パッセンジャー

パッセンジャー

『パッセンジャー』(原題:Passengers)とは、2016年に製作されたアメリカのSF映画。日本では2017年3月に公開された。監督はモルテン・ティルドゥム、脚本はジョン・スペイツが担当している。
20XX年、乗客5000人を乗せた豪華宇宙船アヴァロン号は、新たなる居住地を目指して地球を旅立った。乗客たちは、目的の惑星に到着するまでの120年という時間を、冬眠装置で眠って過ごす。ところが、エンジニアのジムと作家のオーロラだけ、予定よりも90年近く早く目覚めてしまった。再び冬眠状態となることは不可能。絶望的な状況の中で、2人は惹かれ合っていく。
オーロラ・レーンをジェニファー・ローレンスが、ジム・プレストンをクリス・プラットが演じた。

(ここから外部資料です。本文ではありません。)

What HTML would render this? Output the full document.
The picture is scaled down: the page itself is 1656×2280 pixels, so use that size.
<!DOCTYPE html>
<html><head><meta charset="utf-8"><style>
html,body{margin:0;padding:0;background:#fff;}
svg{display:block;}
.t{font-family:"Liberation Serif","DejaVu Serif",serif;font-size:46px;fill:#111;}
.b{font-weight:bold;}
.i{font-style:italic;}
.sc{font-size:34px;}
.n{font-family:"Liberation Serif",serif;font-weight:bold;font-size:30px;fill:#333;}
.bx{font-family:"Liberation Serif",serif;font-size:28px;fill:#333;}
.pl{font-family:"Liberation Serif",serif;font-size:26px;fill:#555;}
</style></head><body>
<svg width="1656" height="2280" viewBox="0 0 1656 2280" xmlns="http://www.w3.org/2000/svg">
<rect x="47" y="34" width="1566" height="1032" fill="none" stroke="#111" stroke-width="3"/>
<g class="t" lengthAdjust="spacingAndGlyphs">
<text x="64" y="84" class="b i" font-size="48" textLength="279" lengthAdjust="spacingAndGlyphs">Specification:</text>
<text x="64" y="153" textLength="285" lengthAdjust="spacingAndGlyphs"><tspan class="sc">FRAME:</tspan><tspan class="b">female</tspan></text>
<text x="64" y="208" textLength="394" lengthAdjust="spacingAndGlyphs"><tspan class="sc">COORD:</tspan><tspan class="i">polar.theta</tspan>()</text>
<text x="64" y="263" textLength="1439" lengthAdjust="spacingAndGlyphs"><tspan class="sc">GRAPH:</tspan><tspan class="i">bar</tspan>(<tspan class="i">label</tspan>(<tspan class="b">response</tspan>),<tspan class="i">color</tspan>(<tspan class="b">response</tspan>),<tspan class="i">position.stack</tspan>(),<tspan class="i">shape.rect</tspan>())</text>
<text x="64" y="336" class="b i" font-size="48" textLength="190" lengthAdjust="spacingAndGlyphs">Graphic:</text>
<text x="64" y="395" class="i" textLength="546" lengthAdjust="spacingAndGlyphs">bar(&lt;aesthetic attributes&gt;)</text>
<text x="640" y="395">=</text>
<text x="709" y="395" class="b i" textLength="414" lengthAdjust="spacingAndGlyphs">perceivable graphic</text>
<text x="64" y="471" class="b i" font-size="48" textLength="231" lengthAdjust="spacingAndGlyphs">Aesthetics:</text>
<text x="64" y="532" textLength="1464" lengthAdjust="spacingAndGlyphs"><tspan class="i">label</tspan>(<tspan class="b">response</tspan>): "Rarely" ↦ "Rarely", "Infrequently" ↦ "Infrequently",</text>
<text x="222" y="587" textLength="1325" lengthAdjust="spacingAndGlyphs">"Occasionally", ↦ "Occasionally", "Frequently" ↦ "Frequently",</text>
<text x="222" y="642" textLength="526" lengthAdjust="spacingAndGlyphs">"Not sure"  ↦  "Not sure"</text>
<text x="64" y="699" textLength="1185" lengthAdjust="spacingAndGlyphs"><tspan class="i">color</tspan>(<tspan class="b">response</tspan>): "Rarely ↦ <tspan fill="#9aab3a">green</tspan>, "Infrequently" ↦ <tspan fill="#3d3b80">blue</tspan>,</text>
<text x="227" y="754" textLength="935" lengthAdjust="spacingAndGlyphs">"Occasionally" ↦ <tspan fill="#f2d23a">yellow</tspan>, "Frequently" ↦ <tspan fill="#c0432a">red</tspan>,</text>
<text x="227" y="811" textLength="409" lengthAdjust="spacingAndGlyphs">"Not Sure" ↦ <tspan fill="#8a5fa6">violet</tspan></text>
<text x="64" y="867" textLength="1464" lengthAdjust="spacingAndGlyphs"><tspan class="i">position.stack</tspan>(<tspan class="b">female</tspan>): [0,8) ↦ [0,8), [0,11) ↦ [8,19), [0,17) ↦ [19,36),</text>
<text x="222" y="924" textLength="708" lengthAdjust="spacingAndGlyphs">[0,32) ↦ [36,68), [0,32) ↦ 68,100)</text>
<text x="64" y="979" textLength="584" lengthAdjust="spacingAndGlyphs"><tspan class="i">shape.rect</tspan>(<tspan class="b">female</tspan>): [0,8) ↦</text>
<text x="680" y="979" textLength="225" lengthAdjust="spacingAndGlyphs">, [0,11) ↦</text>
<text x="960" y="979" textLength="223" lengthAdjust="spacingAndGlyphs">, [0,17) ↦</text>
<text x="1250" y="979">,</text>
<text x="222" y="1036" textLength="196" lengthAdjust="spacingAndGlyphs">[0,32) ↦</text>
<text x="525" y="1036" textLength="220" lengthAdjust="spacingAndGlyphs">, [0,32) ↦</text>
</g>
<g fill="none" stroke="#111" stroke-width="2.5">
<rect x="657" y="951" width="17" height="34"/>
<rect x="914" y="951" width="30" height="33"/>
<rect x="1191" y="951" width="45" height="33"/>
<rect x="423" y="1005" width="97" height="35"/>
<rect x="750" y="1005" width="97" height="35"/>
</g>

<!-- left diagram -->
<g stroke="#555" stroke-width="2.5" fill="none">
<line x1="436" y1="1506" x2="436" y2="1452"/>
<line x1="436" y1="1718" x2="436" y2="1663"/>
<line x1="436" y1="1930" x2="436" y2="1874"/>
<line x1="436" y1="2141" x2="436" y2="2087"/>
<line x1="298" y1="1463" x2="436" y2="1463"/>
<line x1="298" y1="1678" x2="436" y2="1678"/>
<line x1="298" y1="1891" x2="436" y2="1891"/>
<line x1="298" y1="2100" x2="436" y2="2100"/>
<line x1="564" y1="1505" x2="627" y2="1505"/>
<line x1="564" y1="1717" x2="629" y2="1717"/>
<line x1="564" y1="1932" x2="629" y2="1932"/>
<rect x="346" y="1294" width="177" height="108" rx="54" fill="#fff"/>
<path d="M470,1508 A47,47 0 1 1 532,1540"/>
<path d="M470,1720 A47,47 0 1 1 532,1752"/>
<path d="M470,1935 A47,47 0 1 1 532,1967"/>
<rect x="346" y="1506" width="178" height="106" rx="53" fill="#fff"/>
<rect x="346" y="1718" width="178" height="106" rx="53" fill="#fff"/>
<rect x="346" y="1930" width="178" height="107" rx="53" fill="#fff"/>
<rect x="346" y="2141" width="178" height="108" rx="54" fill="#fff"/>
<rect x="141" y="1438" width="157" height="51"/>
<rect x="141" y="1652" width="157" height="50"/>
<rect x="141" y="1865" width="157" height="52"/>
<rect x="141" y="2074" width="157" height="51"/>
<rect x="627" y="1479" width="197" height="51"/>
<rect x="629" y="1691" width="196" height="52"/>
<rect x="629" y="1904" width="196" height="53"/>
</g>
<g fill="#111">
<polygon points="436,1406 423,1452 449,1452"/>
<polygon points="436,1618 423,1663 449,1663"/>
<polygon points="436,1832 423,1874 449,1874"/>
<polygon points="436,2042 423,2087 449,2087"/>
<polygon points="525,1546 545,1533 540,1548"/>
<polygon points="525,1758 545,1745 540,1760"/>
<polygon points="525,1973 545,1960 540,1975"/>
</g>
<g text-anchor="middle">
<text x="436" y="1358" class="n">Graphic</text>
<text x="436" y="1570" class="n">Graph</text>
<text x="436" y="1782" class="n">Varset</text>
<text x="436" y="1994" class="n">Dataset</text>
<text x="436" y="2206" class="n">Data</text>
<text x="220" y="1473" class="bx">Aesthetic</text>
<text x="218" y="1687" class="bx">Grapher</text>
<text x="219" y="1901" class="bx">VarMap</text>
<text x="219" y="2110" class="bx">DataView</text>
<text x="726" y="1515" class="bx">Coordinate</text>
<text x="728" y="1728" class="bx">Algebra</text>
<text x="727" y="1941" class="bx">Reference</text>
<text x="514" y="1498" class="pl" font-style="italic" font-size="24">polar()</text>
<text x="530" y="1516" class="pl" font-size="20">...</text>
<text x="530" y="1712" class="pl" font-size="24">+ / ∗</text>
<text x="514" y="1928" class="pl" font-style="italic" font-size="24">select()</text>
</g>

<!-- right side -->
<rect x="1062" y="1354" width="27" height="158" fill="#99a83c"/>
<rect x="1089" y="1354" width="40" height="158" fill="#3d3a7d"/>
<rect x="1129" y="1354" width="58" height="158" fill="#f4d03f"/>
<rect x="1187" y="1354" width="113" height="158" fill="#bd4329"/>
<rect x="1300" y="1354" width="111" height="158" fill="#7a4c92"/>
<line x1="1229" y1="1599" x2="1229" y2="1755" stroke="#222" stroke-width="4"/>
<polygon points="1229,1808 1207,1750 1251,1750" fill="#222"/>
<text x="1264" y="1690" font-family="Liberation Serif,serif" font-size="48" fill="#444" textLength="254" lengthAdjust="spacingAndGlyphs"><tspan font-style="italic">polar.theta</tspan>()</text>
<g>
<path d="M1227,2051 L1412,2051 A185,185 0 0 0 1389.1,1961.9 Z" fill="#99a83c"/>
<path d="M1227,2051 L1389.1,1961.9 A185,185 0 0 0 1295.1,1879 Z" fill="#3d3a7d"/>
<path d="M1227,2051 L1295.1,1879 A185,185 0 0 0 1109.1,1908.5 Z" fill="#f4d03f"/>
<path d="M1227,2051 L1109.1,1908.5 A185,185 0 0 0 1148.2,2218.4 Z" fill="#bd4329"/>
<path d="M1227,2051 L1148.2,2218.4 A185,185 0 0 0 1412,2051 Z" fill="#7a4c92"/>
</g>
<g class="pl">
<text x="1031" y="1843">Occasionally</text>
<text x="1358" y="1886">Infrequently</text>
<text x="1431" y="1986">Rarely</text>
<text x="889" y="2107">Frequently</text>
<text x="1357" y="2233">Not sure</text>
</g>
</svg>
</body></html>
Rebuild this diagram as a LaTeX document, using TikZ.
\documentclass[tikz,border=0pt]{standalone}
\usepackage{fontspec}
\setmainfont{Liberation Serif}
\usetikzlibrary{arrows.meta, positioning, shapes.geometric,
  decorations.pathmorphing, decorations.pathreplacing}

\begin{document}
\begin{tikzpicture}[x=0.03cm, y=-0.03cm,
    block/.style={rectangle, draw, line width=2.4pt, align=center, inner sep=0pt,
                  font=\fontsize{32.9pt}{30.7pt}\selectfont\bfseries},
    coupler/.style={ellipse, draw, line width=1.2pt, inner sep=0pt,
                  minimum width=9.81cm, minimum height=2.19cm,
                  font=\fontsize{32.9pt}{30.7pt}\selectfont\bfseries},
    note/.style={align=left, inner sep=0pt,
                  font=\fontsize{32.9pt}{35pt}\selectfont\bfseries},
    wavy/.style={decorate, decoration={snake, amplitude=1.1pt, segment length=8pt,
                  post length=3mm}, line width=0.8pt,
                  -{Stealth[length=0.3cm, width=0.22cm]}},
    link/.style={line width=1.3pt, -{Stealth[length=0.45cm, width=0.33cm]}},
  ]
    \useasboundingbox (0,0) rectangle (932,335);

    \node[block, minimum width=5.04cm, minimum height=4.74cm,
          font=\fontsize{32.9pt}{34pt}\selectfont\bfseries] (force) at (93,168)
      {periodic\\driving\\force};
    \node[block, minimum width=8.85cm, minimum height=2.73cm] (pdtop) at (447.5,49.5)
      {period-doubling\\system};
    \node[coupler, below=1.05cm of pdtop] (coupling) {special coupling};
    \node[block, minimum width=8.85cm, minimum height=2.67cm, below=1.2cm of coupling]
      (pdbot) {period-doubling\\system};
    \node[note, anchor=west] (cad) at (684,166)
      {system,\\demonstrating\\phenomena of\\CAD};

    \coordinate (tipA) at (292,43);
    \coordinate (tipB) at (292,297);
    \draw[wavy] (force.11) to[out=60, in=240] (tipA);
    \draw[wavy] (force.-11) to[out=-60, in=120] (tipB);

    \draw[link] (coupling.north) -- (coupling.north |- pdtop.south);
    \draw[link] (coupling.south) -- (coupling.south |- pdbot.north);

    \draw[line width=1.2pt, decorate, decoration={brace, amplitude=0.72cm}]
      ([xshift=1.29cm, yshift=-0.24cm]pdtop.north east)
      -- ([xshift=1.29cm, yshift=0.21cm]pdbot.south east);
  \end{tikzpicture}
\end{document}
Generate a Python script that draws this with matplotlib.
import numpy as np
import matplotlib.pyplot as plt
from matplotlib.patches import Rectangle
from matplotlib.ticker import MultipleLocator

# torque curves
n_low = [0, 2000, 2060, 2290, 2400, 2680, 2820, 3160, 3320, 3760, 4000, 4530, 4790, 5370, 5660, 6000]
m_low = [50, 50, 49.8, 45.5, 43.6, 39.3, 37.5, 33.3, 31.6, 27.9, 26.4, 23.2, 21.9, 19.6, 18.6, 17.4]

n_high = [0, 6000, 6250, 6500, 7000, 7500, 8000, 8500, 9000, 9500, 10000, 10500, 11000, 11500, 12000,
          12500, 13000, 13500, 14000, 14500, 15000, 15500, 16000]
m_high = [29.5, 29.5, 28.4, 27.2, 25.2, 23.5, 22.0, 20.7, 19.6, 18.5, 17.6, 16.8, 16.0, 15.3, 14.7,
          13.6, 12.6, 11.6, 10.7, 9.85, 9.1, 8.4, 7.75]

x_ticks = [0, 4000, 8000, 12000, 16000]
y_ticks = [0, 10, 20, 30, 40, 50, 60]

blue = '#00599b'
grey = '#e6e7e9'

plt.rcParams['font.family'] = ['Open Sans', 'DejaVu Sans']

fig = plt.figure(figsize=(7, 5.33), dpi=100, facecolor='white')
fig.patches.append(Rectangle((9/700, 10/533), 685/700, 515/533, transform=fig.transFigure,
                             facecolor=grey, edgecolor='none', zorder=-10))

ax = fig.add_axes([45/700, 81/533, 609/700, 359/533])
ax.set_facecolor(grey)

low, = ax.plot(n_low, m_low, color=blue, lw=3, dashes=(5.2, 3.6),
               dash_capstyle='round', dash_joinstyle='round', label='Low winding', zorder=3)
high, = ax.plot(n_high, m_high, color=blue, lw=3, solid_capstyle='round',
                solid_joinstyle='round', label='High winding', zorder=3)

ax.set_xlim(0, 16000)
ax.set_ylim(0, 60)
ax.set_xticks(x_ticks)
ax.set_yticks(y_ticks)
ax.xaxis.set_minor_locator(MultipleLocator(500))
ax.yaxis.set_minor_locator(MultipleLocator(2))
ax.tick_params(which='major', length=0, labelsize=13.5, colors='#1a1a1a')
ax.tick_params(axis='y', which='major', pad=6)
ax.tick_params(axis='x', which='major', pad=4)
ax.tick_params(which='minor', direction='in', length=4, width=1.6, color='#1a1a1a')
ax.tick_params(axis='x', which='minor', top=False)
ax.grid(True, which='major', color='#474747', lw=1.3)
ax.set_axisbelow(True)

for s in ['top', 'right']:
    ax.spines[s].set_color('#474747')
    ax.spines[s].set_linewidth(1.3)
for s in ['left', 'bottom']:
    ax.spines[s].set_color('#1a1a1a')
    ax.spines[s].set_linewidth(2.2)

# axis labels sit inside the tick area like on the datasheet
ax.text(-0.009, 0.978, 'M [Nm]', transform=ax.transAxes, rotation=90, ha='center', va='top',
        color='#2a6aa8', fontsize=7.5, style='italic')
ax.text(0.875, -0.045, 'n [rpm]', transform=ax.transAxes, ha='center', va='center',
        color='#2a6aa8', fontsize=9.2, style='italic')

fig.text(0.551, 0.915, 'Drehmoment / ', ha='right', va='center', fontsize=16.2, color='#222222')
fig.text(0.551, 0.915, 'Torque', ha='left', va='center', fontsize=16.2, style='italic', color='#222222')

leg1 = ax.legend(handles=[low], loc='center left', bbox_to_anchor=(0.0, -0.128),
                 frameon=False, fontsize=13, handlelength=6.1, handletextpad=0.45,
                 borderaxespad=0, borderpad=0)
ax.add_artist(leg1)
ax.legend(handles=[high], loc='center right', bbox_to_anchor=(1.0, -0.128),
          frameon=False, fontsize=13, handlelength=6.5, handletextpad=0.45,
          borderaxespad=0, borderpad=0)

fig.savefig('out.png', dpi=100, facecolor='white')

yoshidayoshioooのレビュー・評価・感想

パッセンジャー
10

時間を忘れて見入ってしまった傑作SF映画

予告編を観ただけでもワクワクした映画。「120年をかけての人類移住プロジェクト。乗客5000人。ひとりの男が目覚めてしまった。…90年も早く。」…この事実の意味するところは何か。つまり暗黒の宇宙を旅する巨大宇宙船の中で、他の誰(人間)とも話すこともなく、生涯たったひとりで老い、死んでいかなくてはいけないということ。…想像しただけで、計り知れない虚無感が襲う設定だ。…そこで彼はついにそれに耐えられず、ひとりの好みの女性の安眠装置を壊し、彼女を目覚めさせてしまう。自分の孤独を埋めるために。彼女の運命を犠牲にしたのだ。当然彼女はその真実を知らないから、いつしか彼らは恋に落ちる。例え、不幸な運命であっても、愛する人が常に傍にいるのであれば、この環境においても、きっと楽しく人生を終えられるかもしれない。しかし現実はむごい。ふとしたキッカケで彼女は真実を知ってしまう。彼女を目覚めさせたのは彼であることを。もうこうなると最悪だ。自分を弄んだ犯罪者と一緒に生涯を終えなくてはいけないのだ。まさに天国から地獄。…果たしてこれからの彼らに待ち受ける運命は?。

単に映画設定だけでなく、俳優さんがほぼこの二人だけで、これだけ面白い映画が作れることに驚嘆すると共に、モルテン・ティルドゥム監督に心から拍手を贈りたい。SF映画は沢山観てきたが、その中でも5本の指に入る傑作だと思う。